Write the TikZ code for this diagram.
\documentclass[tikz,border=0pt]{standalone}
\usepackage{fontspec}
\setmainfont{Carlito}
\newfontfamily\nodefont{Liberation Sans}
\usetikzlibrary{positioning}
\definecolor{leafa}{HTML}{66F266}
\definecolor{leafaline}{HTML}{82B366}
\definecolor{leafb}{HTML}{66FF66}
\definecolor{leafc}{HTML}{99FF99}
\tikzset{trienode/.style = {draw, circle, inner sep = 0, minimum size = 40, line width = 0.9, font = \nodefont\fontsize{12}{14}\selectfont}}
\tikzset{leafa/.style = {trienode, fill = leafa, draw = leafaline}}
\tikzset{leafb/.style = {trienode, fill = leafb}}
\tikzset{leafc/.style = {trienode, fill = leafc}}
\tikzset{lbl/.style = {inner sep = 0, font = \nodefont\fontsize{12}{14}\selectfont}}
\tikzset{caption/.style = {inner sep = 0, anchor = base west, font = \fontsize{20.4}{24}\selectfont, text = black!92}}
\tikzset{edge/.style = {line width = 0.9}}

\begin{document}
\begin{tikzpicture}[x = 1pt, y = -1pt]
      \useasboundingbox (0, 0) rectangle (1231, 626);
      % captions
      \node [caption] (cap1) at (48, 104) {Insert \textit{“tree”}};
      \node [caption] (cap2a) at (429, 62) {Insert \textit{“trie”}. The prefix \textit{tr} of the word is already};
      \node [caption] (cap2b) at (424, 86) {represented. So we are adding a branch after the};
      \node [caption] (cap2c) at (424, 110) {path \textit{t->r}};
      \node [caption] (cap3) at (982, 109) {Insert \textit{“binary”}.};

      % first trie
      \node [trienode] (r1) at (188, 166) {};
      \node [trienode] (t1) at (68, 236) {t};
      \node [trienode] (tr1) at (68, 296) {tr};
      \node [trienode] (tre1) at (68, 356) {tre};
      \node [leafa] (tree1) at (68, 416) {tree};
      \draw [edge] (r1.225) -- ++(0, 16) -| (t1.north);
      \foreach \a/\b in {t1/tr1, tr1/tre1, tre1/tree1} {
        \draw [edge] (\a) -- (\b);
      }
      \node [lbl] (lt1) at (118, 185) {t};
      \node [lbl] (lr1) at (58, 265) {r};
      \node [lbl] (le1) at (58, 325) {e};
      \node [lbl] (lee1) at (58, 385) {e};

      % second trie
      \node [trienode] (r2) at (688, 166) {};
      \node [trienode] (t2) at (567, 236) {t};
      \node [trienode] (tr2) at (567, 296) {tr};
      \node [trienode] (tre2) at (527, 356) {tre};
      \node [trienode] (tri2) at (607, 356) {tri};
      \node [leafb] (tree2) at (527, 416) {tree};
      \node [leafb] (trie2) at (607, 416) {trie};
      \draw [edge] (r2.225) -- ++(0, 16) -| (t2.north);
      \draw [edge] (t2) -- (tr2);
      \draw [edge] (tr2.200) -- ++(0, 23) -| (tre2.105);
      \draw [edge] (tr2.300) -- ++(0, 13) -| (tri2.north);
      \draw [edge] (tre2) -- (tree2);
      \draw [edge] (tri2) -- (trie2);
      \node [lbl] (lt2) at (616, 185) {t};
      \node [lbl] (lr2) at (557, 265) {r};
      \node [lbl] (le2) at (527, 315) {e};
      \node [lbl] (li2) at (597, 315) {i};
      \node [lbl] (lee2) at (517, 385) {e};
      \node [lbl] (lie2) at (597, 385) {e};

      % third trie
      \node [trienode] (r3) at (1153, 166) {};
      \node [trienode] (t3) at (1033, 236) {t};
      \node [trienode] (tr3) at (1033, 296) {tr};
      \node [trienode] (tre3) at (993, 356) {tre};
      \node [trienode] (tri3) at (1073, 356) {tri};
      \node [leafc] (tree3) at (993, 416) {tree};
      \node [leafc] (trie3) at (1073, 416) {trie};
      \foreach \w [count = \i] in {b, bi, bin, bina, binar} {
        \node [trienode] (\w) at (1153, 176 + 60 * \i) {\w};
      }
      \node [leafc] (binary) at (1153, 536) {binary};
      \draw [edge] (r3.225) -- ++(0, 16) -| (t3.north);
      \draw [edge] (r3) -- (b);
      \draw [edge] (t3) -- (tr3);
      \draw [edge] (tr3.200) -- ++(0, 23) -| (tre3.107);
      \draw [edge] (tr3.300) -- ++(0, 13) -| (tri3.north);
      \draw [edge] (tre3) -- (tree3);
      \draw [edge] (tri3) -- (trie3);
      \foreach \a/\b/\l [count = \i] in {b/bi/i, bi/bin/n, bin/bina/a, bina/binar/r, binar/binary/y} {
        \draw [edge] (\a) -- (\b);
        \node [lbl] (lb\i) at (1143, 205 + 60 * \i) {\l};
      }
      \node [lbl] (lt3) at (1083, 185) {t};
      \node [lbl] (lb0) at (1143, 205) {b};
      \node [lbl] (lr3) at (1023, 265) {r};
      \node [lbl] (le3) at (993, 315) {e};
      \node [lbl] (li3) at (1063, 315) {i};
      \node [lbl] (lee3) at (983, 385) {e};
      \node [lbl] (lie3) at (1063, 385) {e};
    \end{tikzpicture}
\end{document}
• • • • • • •
→ **SET PROBLEM**: Please repeat the listing exactly, with nothing left out.

→ **FINAL RESULT**:
Write the TikZ code for this diagram.
\documentclass[tikz,border=0pt]{standalone}
\usepackage{fontspec}
\setmainfont{Carlito}
\newfontfamily\nodefont{Liberation Sans}
\usetikzlibrary{positioning}
\definecolor{leafa}{HTML}{66F266}
\definecolor{leafaline}{HTML}{82B366}
\definecolor{leafb}{HTML}{66FF66}
\definecolor{leafc}{HTML}{99FF99}
\tikzset{trienode/.style = {draw, circle, inner sep = 0, minimum size = 40, line width = 0.9, font = \nodefont\fontsize{12}{14}\selectfont}}
\tikzset{leafa/.style = {trienode, fill = leafa, draw = leafaline}}
\tikzset{leafb/.style = {trienode, fill = leafb}}
\tikzset{leafc/.style = {trienode, fill = leafc}}
\tikzset{lbl/.style = {inner sep = 0, font = \nodefont\fontsize{12}{14}\selectfont}}
\tikzset{caption/.style = {inner sep = 0, anchor = base west, font = \fontsize{20.4}{24}\selectfont, text = black!92}}
\tikzset{edge/.style = {line width = 0.9}}

\begin{document}
\begin{tikzpicture}[x = 1pt, y = -1pt]
      \useasboundingbox (0, 0) rectangle (1231, 626);
      % captions
      \node [caption] (cap1) at (48, 104) {Insert \textit{“tree”}};
      \node [caption] (cap2a) at (429, 62) {Insert \textit{“trie”}. The prefix \textit{tr} of the word is already};
      \node [caption] (cap2b) at (424, 86) {represented. So we are adding a branch after the};
      \node [caption] (cap2c) at (424, 110) {path \textit{t->r}};
      \node [caption] (cap3) at (982, 109) {Insert \textit{“binary”}.};

      % first trie
      \node [trienode] (r1) at (188, 166) {};
      \node [trienode] (t1) at (68, 236) {t};
      \node [trienode] (tr1) at (68, 296) {tr};
      \node [trienode] (tre1) at (68, 356) {tre};
      \node [leafa] (tree1) at (68, 416) {tree};
      \draw [edge] (r1.225) -- ++(0, 16) -| (t1.north);
      \foreach \a/\b in {t1/tr1, tr1/tre1, tre1/tree1} {
        \draw [edge] (\a) -- (\b);
      }
      \node [lbl] (lt1) at (118, 185) {t};
      \node [lbl] (lr1) at (58, 265) {r};
      \node [lbl] (le1) at (58, 325) {e};
      \node [lbl] (lee1) at (58, 385) {e};

      % second trie
      \node [trienode] (r2) at (688, 166) {};
      \node [trienode] (t2) at (567, 236) {t};
      \node [trienode] (tr2) at (567, 296) {tr};
      \node [trienode] (tre2) at (527, 356) {tre};
      \node [trienode] (tri2) at (607, 356) {tri};
      \node [leafb] (tree2) at (527, 416) {tree};
      \node [leafb] (trie2) at (607, 416) {trie};
      \draw [edge] (r2.225) -- ++(0, 16) -| (t2.north);
      \draw [edge] (t2) -- (tr2);
      \draw [edge] (tr2.200) -- ++(0, 23) -| (tre2.105);
      \draw [edge] (tr2.300) -- ++(0, 13) -| (tri2.north);
      \draw [edge] (tre2) -- (tree2);
      \draw [edge] (tri2) -- (trie2);
      \node [lbl] (lt2) at (616, 185) {t};
      \node [lbl] (lr2) at (557, 265) {r};
      \node [lbl] (le2) at (527, 315) {e};
      \node [lbl] (li2) at (597, 315) {i};
      \node [lbl] (lee2) at (517, 385) {e};
      \node [lbl] (lie2) at (597, 385) {e};

      % third trie
      \node [trienode] (r3) at (1153, 166) {};
      \node [trienode] (t3) at (1033, 236) {t};
      \node [trienode] (tr3) at (1033, 296) {tr};
      \node [trienode] (tre3) at (993, 356) {tre};
      \node [trienode] (tri3) at (1073, 356) {tri};
      \node [leafc] (tree3) at (993, 416) {tree};
      \node [leafc] (trie3) at (1073, 416) {trie};
      \foreach \w [count = \i] in {b, bi, bin, bina, binar} {
        \node [trienode] (\w) at (1153, 176 + 60 * \i) {\w};
      }
      \node [leafc] (binary) at (1153, 536) {binary};
      \draw [edge] (r3.225) -- ++(0, 16) -| (t3.north);
      \draw [edge] (r3) -- (b);
      \draw [edge] (t3) -- (tr3);
      \draw [edge] (tr3.200) -- ++(0, 23) -| (tre3.107);
      \draw [edge] (tr3.300) -- ++(0, 13) -| (tri3.north);
      \draw [edge] (tre3) -- (tree3);
      \draw [edge] (tri3) -- (trie3);
      \foreach \a/\b/\l [count = \i] in {b/bi/i, bi/bin/n, bin/bina/a, bina/binar/r, binar/binary/y} {
        \draw [edge] (\a) -- (\b);
        \node [lbl] (lb\i) at (1143, 205 + 60 * \i) {\l};
      }
      \node [lbl] (lt3) at (1083, 185) {t};
      \node [lbl] (lb0) at (1143, 205) {b};
      \node [lbl] (lr3) at (1023, 265) {r};
      \node [lbl] (le3) at (993, 315) {e};
      \node [lbl] (li3) at (1063, 315) {i};
      \node [lbl] (lee3) at (983, 385) {e};
      \node [lbl] (lie3) at (1063, 385) {e};
    \end{tikzpicture}
\end{document}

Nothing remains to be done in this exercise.